Even the business community has issued a rallying cry, like one of Wisconsin's leading manufacturers, Badger Meter. "For many years, the public unions in the state have won a lot of battles," bluntly noted its CEO, Rich Meeusen, who donated $5,000 to Gov. Scott Walker's election. "Clearly, the private sector has had to take pretty draconian measures. The public sector so far has not. It's time for them to share the pain." Mr. Meeusen well-understands the "draconian measures" his own company had to take: last August, Badger Meter was painfully forced to increase its quarterly stock dividend by 15%. One can only presume they were hoping for a 25% raise.
And on and on the new-found, sharing voice of the Republican Party grows. From Washington, and Wisconsin, from Indiana, Ohio, Florida and Montana. Share the pain.
This inspiring sense of community spirit and sharing means so much to the nation. And it would mean oh-so-much more if the concept of "Share the pain," meant to Republicans that everyone should share it. After all, "Share the pain" takes on such a less-noble meaning when you are only asking teachers, nurses, janitors, bus drivers, the middle class -- y'know: workers -- to share it. And conveniently leave out corporations and the wealthy.

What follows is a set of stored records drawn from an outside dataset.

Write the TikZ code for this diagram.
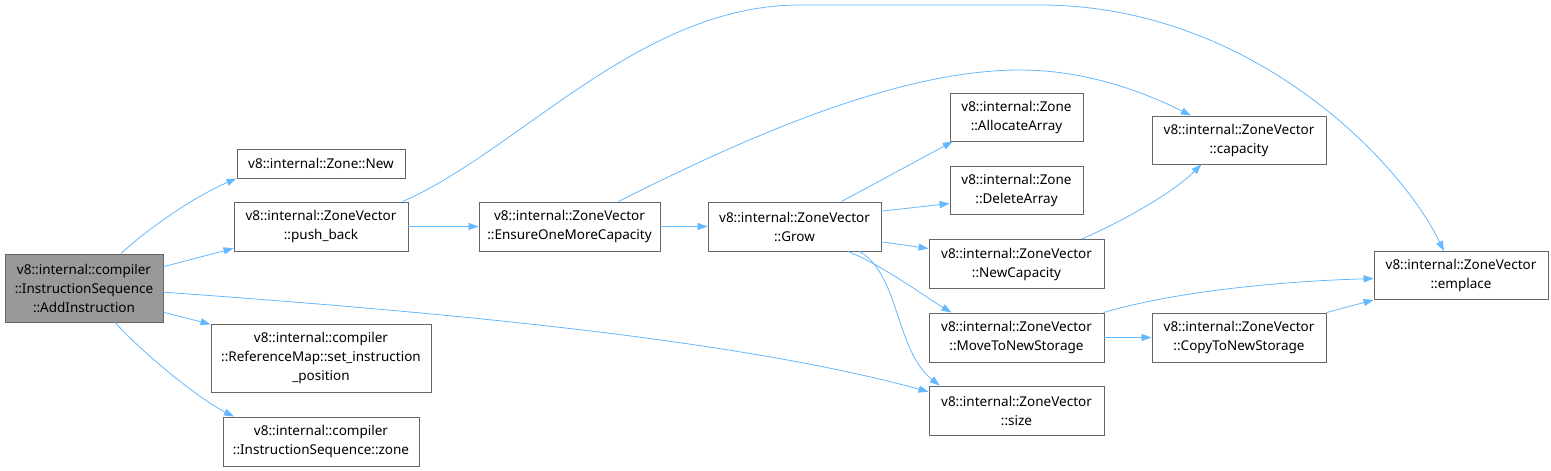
\documentclass[tikz,border=0pt]{standalone}
\usepackage{fontspec}
\setmainfont{Noto Sans}
\usetikzlibrary{arrows.meta}
\definecolor{cgblue}{HTML}{63B8FF}
\definecolor{cggray}{HTML}{666666}
\definecolor{cgmain}{HTML}{999999}
\tikzset{
  fn/.style={draw=cggray, fill=white, line width=0.9pt, align=center, inner sep=2pt,
    minimum height=49pt, font=\fontsize{13.5}{19}\selectfont},
  call/.style={draw=cgblue, line width=0.8pt, -{Triangle[length=10pt,width=7pt]}}
}
\begin{document}
\begin{tikzpicture}[x=1pt, y=-1pt]
  \useasboundingbox (0,0) rectangle (1551,471);
  \node[fn, fill=cgmain, minimum width=158pt, minimum height=68pt] (main) at (84,288) {v8::internal::compiler\\::InstructionSequence\\::AddInstruction};
  \node[fn, minimum width=168pt, minimum height=29pt] (znew) at (321,163.5) {v8::internal::Zone::New};
  \node[fn, minimum width=174pt] (pushb) at (321,226.5) {v8::internal::ZoneVector\\::push\_back};
  \node[fn, minimum width=220pt, minimum height=68pt] (refmap) at (321,358) {v8::internal::compiler\\::ReferenceMap::set\_instruction\\\_position};
  \node[fn, minimum width=196pt] (iszone) at (321,441.5) {v8::internal::compiler\\::InstructionSequence::zone};
  \node[fn, minimum width=181pt] (ensure) at (569.5,226.5) {v8::internal::ZoneVector\\::EnsureOneMoreCapacity};
  \node[fn, minimum width=173pt] (grow) at (794.5,226.5) {v8::internal::ZoneVector\\::Grow};
  \node[fn, minimum width=133pt, minimum height=48pt] (alloc) at (1016.5,117) {v8::internal::Zone\\::AllocateArray};
  \node[fn, minimum width=133pt, minimum height=48pt] (delarr) at (1016.5,190.5) {v8::internal::Zone\\::DeleteArray};
  \node[fn, minimum width=175pt] (newcap) at (1016.5,264) {v8::internal::ZoneVector\\::NewCapacity};
  \node[fn, minimum width=175pt] (move) at (1016.5,337.5) {v8::internal::ZoneVector\\::MoveToNewStorage};
  \node[fn, minimum width=175pt] (size) at (1016.5,410.5) {v8::internal::ZoneVector\\::size};
  \node[fn, minimum width=174pt, minimum height=48pt] (capa) at (1239,140) {v8::internal::ZoneVector\\::capacity};
  \node[fn, minimum width=174pt] (copy) at (1239,337.5) {v8::internal::ZoneVector\\::CopyToNewStorage};
  \node[fn, minimum width=174pt, minimum height=48pt] (emplace) at (1461,275.5) {v8::internal::ZoneVector\\::emplace};

  \draw[call] (main.43) .. controls +(35,-32) and +(-35,15) .. (znew.south west);
  \draw[call] (main.15) -- (pushb.194);
  \draw[call] (main.-3) .. controls +(250,18) and +(-200,-55) .. (size.168);
  \draw[call] (main.-17) -- (refmap.163);
  \draw[call] (main.-48) .. controls +(35,38) and +(-30,-15) .. (iszone.164);
  \draw[call] (pushb.east) -- (ensure.west);
  \draw[call] (pushb.17) .. controls (520,150) and (640,5) .. (800,5) -- (1040,5)
    .. controls (1250,5) and (1400,160) .. (emplace.125);
  \draw[call] (ensure.east) -- (grow.west);
  \draw[call] (ensure.27) .. controls (750,135) and (900,70) .. (1020,70)
    .. controls (1090,70) and (1150,95) .. (capa.153);
  \draw[call] (grow.28) -- (alloc.201);
  \draw[call] (grow.10) -- (delarr.191);
  \draw[call] (grow.-10) -- (newcap.170);
  \draw[call] (grow.-25) .. controls +(35,14) and +(-25,-15) .. (move.159);
  \draw[call] (grow.-21) .. controls (900,275) and (895,350) .. (size.162);
  \draw[call] (newcap.21) .. controls +(35,-15) and +(-30,30) .. (capa.213);
  \draw[call] (move.16) .. controls (1180,290) and (1290,281) .. (emplace.182);
  \draw[call] (move.east) -- (copy.west);
  \draw[call] (copy.north east) -- (emplace.south west);
\end{tikzpicture}
\end{document}
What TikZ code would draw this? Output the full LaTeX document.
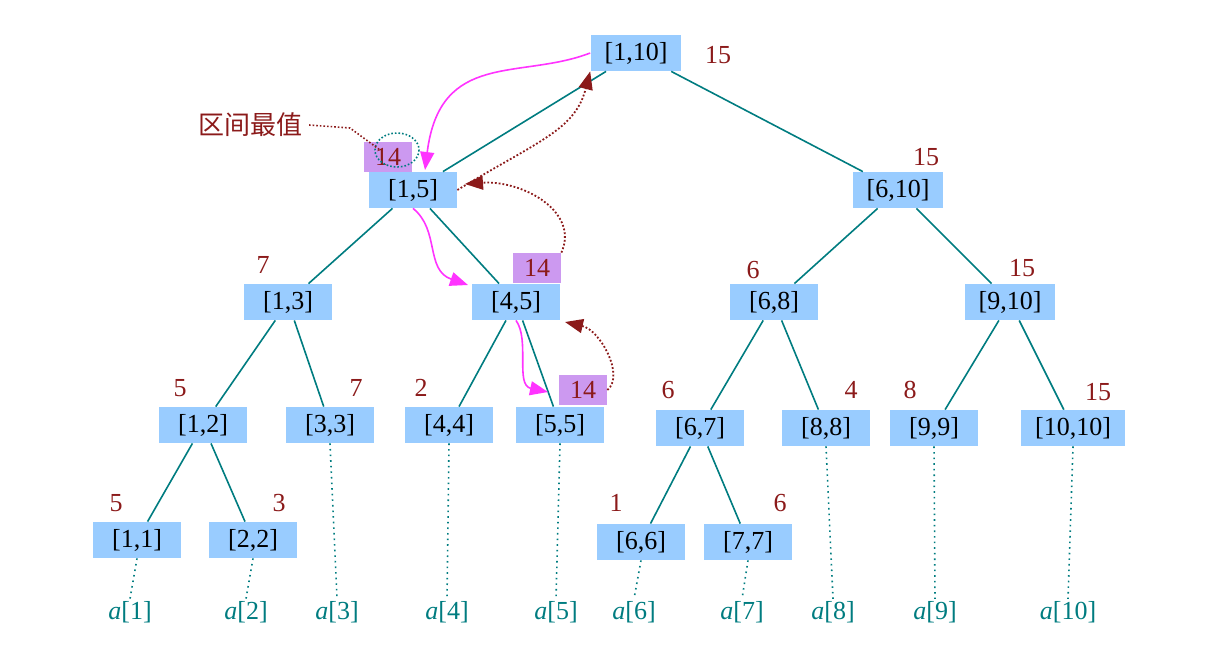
\documentclass[tikz,border=0pt]{standalone}
\usepackage{fontspec}
\setmainfont{Liberation Serif}
\newfontfamily\cjk{Noto Sans CJK SC}
\usetikzlibrary{arrows.meta}
\definecolor{boxblue}{HTML}{99CCFF}
\definecolor{edgeteal}{HTML}{007C80}
\definecolor{valred}{HTML}{8B1A1A}
\definecolor{maxpurple}{HTML}{CC99F0}
\definecolor{pathpink}{HTML}{FF33FF}
\tikzset{
  seg/.style={fill=boxblue,inner xsep=7pt,minimum width=44pt,minimum height=18pt,inner ysep=0pt},
  val/.style={text=valred,inner sep=1pt},
  maxbox/.style={fill=maxpurple,text=valred,minimum width=24pt,minimum height=15pt,inner sep=0pt},
  arr/.style={text=edgeteal,inner sep=1pt},
  edge/.style={edgeteal,line width=0.8pt},
  leaf/.style={edgeteal,dotted,line width=0.8pt},
  down/.style={pathpink,line width=0.8pt,-{Triangle[length=9pt,width=7pt]}},
  up/.style={valred,densely dotted,line width=0.9pt,-{Triangle[length=9pt,width=7pt]}}
}
\begin{document}
\begin{tikzpicture}[x=0.5pt,y=-0.5pt,font=\fontsize{13}{15}\selectfont]
\useasboundingbox (0,0) rectangle (1214,670);
% segment nodes
\node[seg] (n1) at (636,53) {[1,10]};
\node[seg] (n2) at (413,190) {[1,5]};
\node[seg] (n3) at (898,190) {[6,10]};
\node[seg] (n4) at (288,302) {[1,3]};
\node[seg] (n5) at (516,302) {[4,5]};
\node[seg] (n6) at (774,302) {[6,8]};
\node[seg] (n7) at (1010,302) {[9,10]};
\node[seg] (n8) at (203,425) {[1,2]};
\node[seg] (n9) at (330,425) {[3,3]};
\node[seg] (n10) at (449,425) {[4,4]};
\node[seg] (n11) at (560,425) {[5,5]};
\node[seg] (n12) at (700,428) {[6,7]};
\node[seg] (n13) at (826,428) {[8,8]};
\node[seg] (n14) at (934,428) {[9,9]};
\node[seg] (n15) at (1073,428) {[10,10]};
\node[seg] (n16) at (137,540) {[1,1]};
\node[seg] (n17) at (253,540) {[2,2]};
\node[seg] (n18) at (641,542) {[6,6]};
\node[seg] (n19) at (748,542) {[7,7]};
% tree edges
\foreach \p/\c in {n1/n2,n1/n3,n2/n4,n2/n5,n3/n6,n3/n7,n4/n8,n4/n9,n5/n10,n5/n11,
  n6/n12,n6/n13,n7/n14,n7/n15,n8/n16,n8/n17,n12/n18,n12/n19}
  \draw[edge] (\p) -- (\c);
% array elements
\foreach \n/\x/\i in {n16/130/1,n17/246/2,n9/337/3,n10/447/4,n11/556/5,n18/634/6,n19/742/7,n13/833/8,n14/935/9,n15/1068/10}{
  \node[arr] (a\i) at (\x,612) {\textit{a}[\i]};
  \draw[leaf] (\n.south) -- (a\i.north);
}
% interval maxima
\node[val] (v1) at (718,55) {15};
\node[maxbox] (m2) at (388,157) {14};
\node[val] (v3) at (926,157) {15};
\node[val] (v4) at (263,265) {7};
\node[maxbox] (m5) at (537,268) {14};
\node[val] (v6) at (753,270) {6};
\node[val] (v7) at (1022,268) {15};
\node[val] (v8) at (180,388) {5};
\node[val] (v9) at (356,388) {7};
\node[val] (v10) at (421,388) {2};
\node[maxbox] (m11) at (583,390) {14};
\node[val] (v12) at (668,390) {6};
\node[val] (v13) at (851,390) {4};
\node[val] (v14) at (910,390) {8};
\node[val] (v15) at (1098,392) {15};
\node[val] (v16) at (116,503) {5};
\node[val] (v17) at (279,503) {3};
\node[val] (v18) at (616,503) {1};
\node[val] (v19) at (780,503) {6};
% query path
\draw[down] (n1.west) .. controls (520,80) and (440,50) .. (425,170);
\draw[down] (n2.south) .. controls (440,230) and (425,270) .. (468,285);
\draw[down] (n5.south) .. controls (530,340) and (515,385) .. (548,392);
\draw[up] (n2.east) .. controls (540,140) and (575,130) .. (n1.south west);
\draw[up] (m5.north east) .. controls (580,210) and (520,180) .. (465,184);
\draw[up] (m11.east) .. controls (625,375) and (600,330) .. (565,322);
% label
\node[text=valred,font=\cjk\fontsize{13}{15}\selectfont] (lbl) at (250,125) {区间最值};
\draw[edgeteal,densely dotted,line width=0.8pt] (397,150) ellipse (22 and 17);
\draw[valred,densely dotted,line width=0.8pt] (lbl.east) -- (350,128) -- (380,150);
\end{tikzpicture}
\end{document}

Republicans fought like angry badgers against President Obama to make sure that people who made over $200,000 a year got tax cuts. When Democrats were willing to increase this to a million dollars, it still couldn't get past Republicans in Congress.
While asking public workers to "share the pain," Wisconsin governor Scott Walker gave a $117 million tax cut to corporations.
In Florida, Republican governor Rick Scott wants to cut corporate taxes $1.5 billion over two years.
Share the pain.
This is what "share the pain" is to Republicans. Telling others to suck it in, while they increase their stock dividend.
Now, it's a dead certainty that Republicans have a treasure chest of reasons why all these tax cuts are a good thing for corporations and the wealthy. But when you are asking everyone who has something worth sharing to "share the pain" -- then providing any exemption, whatever the reason, gives lie to your call for "sharing." That's not sharing. That's cutting a backroom deal with your pals.
We all know what sharing is. We learned it in the third grade. Well, some of us did.
At least Marie Antoinette told the poor people of France to eat cake. The Republican Party is telling you not to eat. While they pay themselves a bonus.
The next time you hear a Republican say we must "share the pain," step back a moment and ask yourself just one simple question:
What pain has the GOP yet asked corporations and the wealthy to share?